College football will never have a perfect system to determine a true national champion, but a playoff is better than the BCS considering the parity in college football.


My Case For a College Football Playoff

Before I delve any further into this, I will pose a question that I’m going to give two answers for, the politically correct answer and the flat-out truth.

Why isn’t there a playoff system in place for the FBS (Division I-A)?

The politically correct answer: We don’t want the college football season to interrupt finals and take away the Christmas break from our student-athletes.

The truth: We stand to lose too much money if we attempted a football playoff and the in-season games won’t mean as much

Now, the hot topic in college football nowadays is whether a playoff system should be implemented. Me personally, I’m all for a four-team playoff season. The FCS (Division I-AA) goes with a 16-team format, but that’s too much when all you’re trying to do is put the two best teams in a position to play each other. The excuse that a playoff system might cut into academics is complete garbage. The FCS starts their playoffs right after Thanksgiving and runs until right before Christmas, final exam time for most, if not all, college campuses. You don’t hear the student-athletes complaining, and there hasn’t been any type of intervention trying to stop the FCS from having a playoff system. The student-athletes’ grades must not be that bad (or not that much of an issue) if they continue to play during exam time.

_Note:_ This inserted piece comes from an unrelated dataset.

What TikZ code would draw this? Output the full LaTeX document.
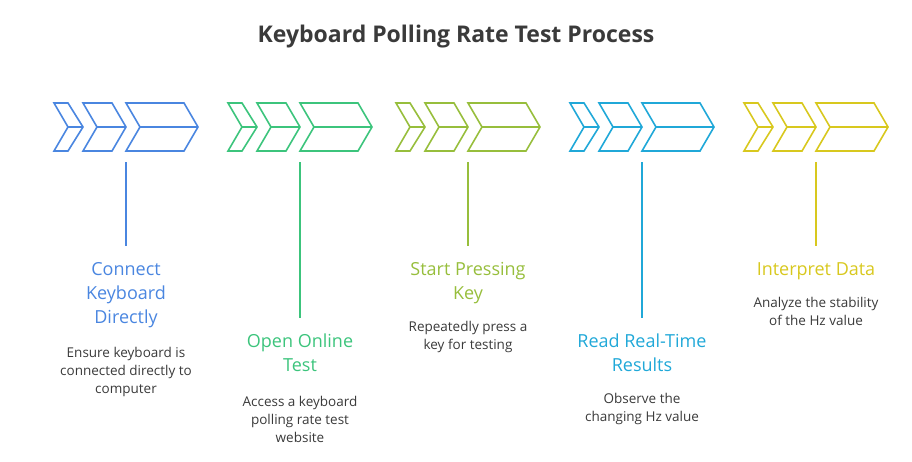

I’ve squashed the politically correct answer. Now let’s get to the heart of the matter. It’s all about the money in the land of college football. The (assumed) fact that it lessens the importance of some in-season games doesn’t matter. We’re not giving USC a pass because they lose to Stanford in-season and still have a high enough BCS ranking to earn a spot in the playoffs. That doesn’t matter because all I want is four teams. The top four teams in the BCS get in, regardless. There are no conference tie-ins to the playoffs. I don’t care if it’s one SEC team, one PAC-10 team, one Big Ten team and one Big XII team; or if it’s two SEC teams, an ACC team and a non-BCS team. It’s simple, win and get in.

What about the teams that get snubbed? Don’t be 42-point favorites at home and lose to Stanford. Win your conference, go undefeated and don’t leave YOUR destiny in the hands of a computer. When you have to pray to a bunch of journalists to give you a high enough ranking to justify you going to a particular bowl game, you’ve already lost that end of the battle.

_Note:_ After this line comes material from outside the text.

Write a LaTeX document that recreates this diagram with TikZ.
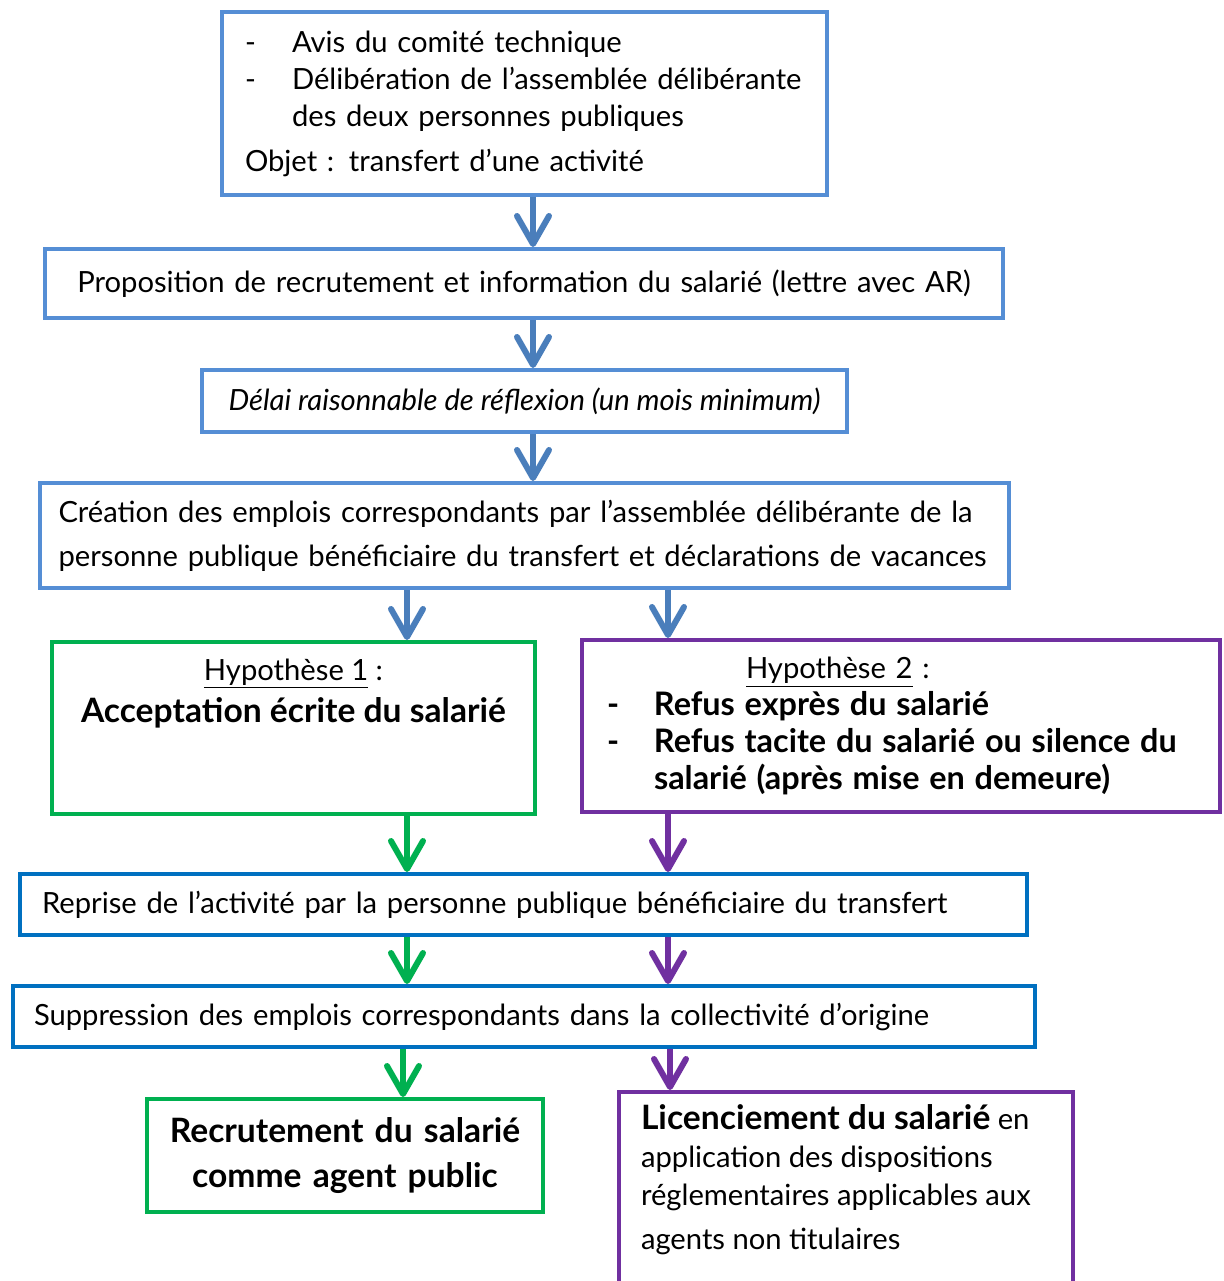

What about the bowl games? Simple enough, nothing. Leave the current bowl lineup the way it is. Add two more New Year’s Day bowl games, but they’re not bowl games, they’re BCS national semifinal games. You already have the BCS National Championship game when the national title used to rotate between the four BCS bowls (that’s how Miami, then a Big East school and Nebraska, a Big XII school, played in the Rose Bowl, traditionally a Big Ten-PAC-10 bowl game, in 2002). Play both semi-final games at a neutral site, and for a true neutral-site game, split tickets 50/50. If you’re top-4 in the BCS, I’m pretty sure your fan base will want to travel to see you play for a national title. Since everyone is trying to make money, have stadiums bid to host the semifinal games. Make the winning bid known two years in advance.

Let’s look at last season, the top four teams in the BCS were

  1. Oklahoma (12-1)
  2. Florida (12-1)
  3. Texas (11-1)
  4. Alabama (12-1)

Oklahoma would have played Alabama, and Florida and Texas would play in the other semifinal. Getting to watch these two games THEN seeing the winners play each other in the BCS national championship game the very next week is much more intriguing than seeing Oklahoma/Florida, Texas/Ohio State, and Alabama/Utah.

That’s my proposal for a four-team college football playoff. This is as flawless as it’s going to get and it’s not flawless. But it’s better than five or six teams griping about trying to get two spots (one really since, the SEC champion will get one spot majority of the time).